World Cup goal quota photo

With England already out, you might think that there’s no reason for me to continue to show interest in the World Cup. But I wasn’t really expecting much of England and I’m actually not a huge fan of the national football team. In fact, I was more bothered about losing SuperBru points in the Uruguay game (I had 1-1) than the fact that Rooney et al. were heading home.


Anyway, you’d be wrong about the lack of interest thing, because it’s football; it’s the beautiful game and I will watch every minute that I can simply because of that.


And proving that you can do beautiful photography of the beautiful game, here’s a fantastic photo by Siphiwe Sibeko of Clint Dempsey scoring for the USA against Portugal. It’s one of the many on the ever-growing Telegraph World Cup Photo Album.

Not the first time we’ve connected the name “Siphiwe” with a bulging World Cup net either, is it?

The World Cup is killing me

These late nights are killing me. Actually, it’s the early mornings in hellish conjunction with the late nights that are killing me.

2010’s games seemed to be at a much more acceptable hour, almost as if they were designed to be comfortable for our time zone. Weird.

Right now, I’m wondering whether I can afford a couple of extra hours to watch Ghana play the USA.
It sounds like quite an attractive idea at the moment, but that might not be the case at 6am tomorrow.

UPDATE: And why this fuss? Because death by World Cup exhaustion is a thing.

Waze’s World Cup nods

I’m a regular Wazer these days and I’m finding it more and more useful as more and more people join up. Not so much for the rush hour traffic, but it’s proven its worth on journeys back from Agulhas and also for avoiding those unexpected delays caused by stuff like roadworks and accidents.

Anyway, for no apparent reason other than the sheer joy of the World Cup, Waze has given us a couple of nice little touches this week:

image          image

Firstly, the Ready to go? screen now comes with striking Brazilian gold and green colouring and a football to boot (pun intended). And then there’s the option to change your Waze icon to show your support for your chosen team. This seemed to work well for a couple of days – I even saw a Ecuador fan on the Main Road in Kenilworth – but now many of the icons seem to have been replaced with giant footballs.
I’m not sure why this has happened, but it is quite cool to see a multitude of 1980-style footballs making their way around Cape Town.

If you want to join in the fun (and avoid the traffic) download Waze free from Google Play Store.

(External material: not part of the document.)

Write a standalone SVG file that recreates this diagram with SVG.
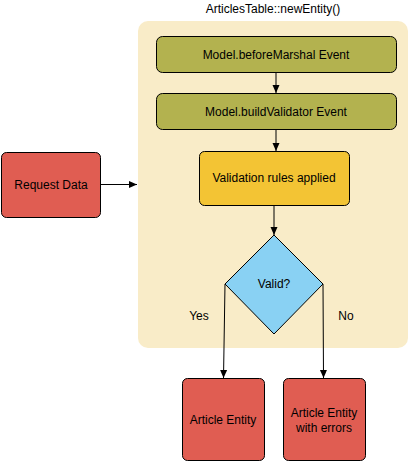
<svg xmlns="http://www.w3.org/2000/svg" width="409" height="462" viewBox="0 0 409 462">
<defs>
<marker id="ah" markerWidth="10" markerHeight="10" refX="9" refY="5" orient="auto" markerUnits="userSpaceOnUse"><path d="M1,1.5 L9,5 L1,8.5 Z" fill="#000"/></marker>
<style>
text{font-family:"Liberation Sans",Arial,sans-serif;font-size:12px;fill:#000;text-anchor:middle}
.olive{fill:#b3b24f;stroke:#000;stroke-width:1}
.red{fill:#e05d52;stroke:#000;stroke-width:1}
.yel{fill:#f3c434;stroke:#000;stroke-width:1}
.blue{fill:#89d1f3;stroke:#000;stroke-width:1}
.conn{fill:none;stroke:#000;stroke-width:1;marker-end:url(#ah)}
</style>
</defs>
<rect width="409" height="462" fill="#fff"/>
<g id="container">
<rect x="138" y="21" width="270" height="327" rx="10" fill="#f9ecc8"/>
<text x="273" y="13">ArticlesTable::newEntity()</text>
</g>
<g id="beforeMarshal"><rect class="olive" x="156.5" y="36.5" width="240" height="36" rx="6"/><text x="276" y="58.5">Model.beforeMarshal Event</text></g>
<g id="buildValidator"><rect class="olive" x="156.5" y="93.5" width="240" height="36" rx="6"/><text x="276" y="115.5">Model.buildValidator Event</text></g>
<g id="validation"><rect class="yel" x="199.5" y="151.5" width="150" height="54" rx="5"/><text x="274" y="182">Validation rules applied</text></g>
<g id="valid"><polygon class="blue" points="274,235 323,284 274,334 225,284"/><text x="274" y="288">Valid?</text></g>
<g id="request"><rect class="red" x="1.5" y="152.5" width="99" height="65" rx="5"/><text x="51" y="189">Request Data</text></g>
<g id="article"><rect class="red" x="182.5" y="378.5" width="82" height="82" rx="5"/><text x="223" y="424">Article Entity</text></g>
<g id="articleErrors"><rect class="red" x="283.5" y="378.5" width="82" height="82" rx="5"/><text x="324" y="417">Article Entity</text><text x="324" y="432">with errors</text></g>
<g id="connectors">
<line class="conn" x1="276" y1="73" x2="276" y2="93"/>
<line class="conn" x1="276" y1="130" x2="276" y2="151"/>
<line class="conn" x1="274" y1="206" x2="274" y2="235"/>
<line class="conn" x1="101" y1="184.5" x2="137" y2="184.5"/>
<line class="conn" x1="225" y1="284" x2="223.5" y2="378"/>
<line class="conn" x1="323" y1="284" x2="323.5" y2="378"/>
<text x="199" y="320">Yes</text>
<text x="346" y="320">No</text>
</g>
</svg>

Barney on that opening ceremony

Herewith the comments of Barney Ronay, when asked about the World Cup opening ceremony – a few lines that made me laugh on the Guardian football podcast this morning:

These things are always atrocious, aren’t they? They’re a complete waste of time.
They featured the largest tarpaulin I’ve ever seen; the entire pitch covered in this thing that’s just going to be rolled up and thrown away. And of course, the wretched Pitbull. He was predictably terrible and pointless. Which was a bit of a shame because I quite liked the other bits, the walking trees and things, because Brazil’s quite a weird country and that was quite weird.

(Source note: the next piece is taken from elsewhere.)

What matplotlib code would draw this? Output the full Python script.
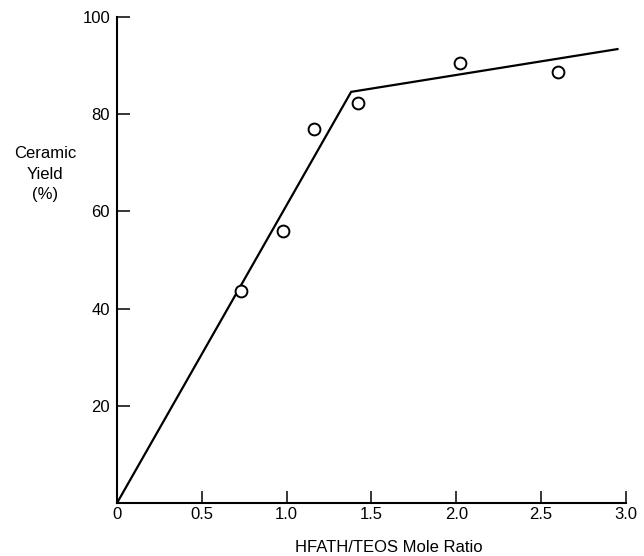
import matplotlib.pyplot as plt

# ── Data ──────────────────────────────────────────────────────────────────────
ratio_pts = [0.73, 0.98, 1.16, 1.42, 2.02, 2.60]
yield_pts = [43.7, 56.0, 77.0, 82.4, 90.5, 88.7]

fit_x = [0.0, 1.38, 2.95]
fit_y = [0.0, 84.6, 93.4]

x_ticks = [0, 0.5, 1.0, 1.5, 2.0, 2.5, 3.0]
x_labels = ["0", "0.5", "1.0", "1.5", "2.0", "2.5", "3.0"]
y_ticks = [20, 40, 60, 80, 100]

plt.rcParams["font.family"] = ["Liberation Sans", "DejaVu Sans"]

# ── Figure ────────────────────────────────────────────────────────────────────
fig = plt.figure(figsize=(6.44, 5.56), dpi=100)
ax = fig.add_axes([0.1817, 0.0953, 0.972 - 0.1817, 0.9694 - 0.0953])

ax.plot(fit_x, fit_y, color="black", lw=1.6, solid_joinstyle="miter")
ax.plot(ratio_pts, yield_pts, "o", mfc="white", mec="black", ms=8.5, mew=1.4)

ax.set_xlim(0, 3.0)
ax.set_ylim(0, 100)

ax.set_xticks(x_ticks)
ax.set_xticklabels(x_labels)
ax.set_yticks(y_ticks)

for side in ["top", "right"]:
    ax.spines[side].set_visible(False)
for side in ["left", "bottom"]:
    ax.spines[side].set_linewidth(1.5)

ax.tick_params(direction="in", length=9, width=1.1, labelsize=12, pad=3)
ax.tick_params(axis="y", pad=5)

fig.text(389 / 644, 1 - 548 / 556, "HFATH/TEOS Mole Ratio",
         ha="center", va="center", fontsize=12)
fig.text(45 / 644, 1 - 174 / 556, "Ceramic\nYield\n(%)",
         ha="center", va="center", fontsize=12, linespacing=1.45)

fig.savefig("out.png", dpi=100)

And here, because I know you want my considered opinions on those three key refereeing decisions in the game that followed, are my considered opinions on those three key refereeing decisions in the game that followed:

  1. Neymar’s elbow: Deliberate (check how he looked at Modric before they clashed). An “orange card”: worse than yellow, could have easily been red. Referee bottled it.
  2. The Brazil penalty: If that was a penalty, everything else over the next month is also going to be a penalty. Player trips over tuft of grass on dodgy Manaus pitch: penalty. Captains shake hands before the game: penalty. I just tapped the space bar: penalty. Pathetic. Decision looked as dodgy as a Nigerian own-goal.
  3. The disallowed Croatian goal. Fair enough, I thought. The striker had his arm over the keeper’s shoulder as they jumped for the ball. It was a foul.

So, some flair, some controversy, some goals and a completely crap opening ceremony. Given that there won’t be any more opening ceremonies, I think we could be in for a cracker of a World Cup.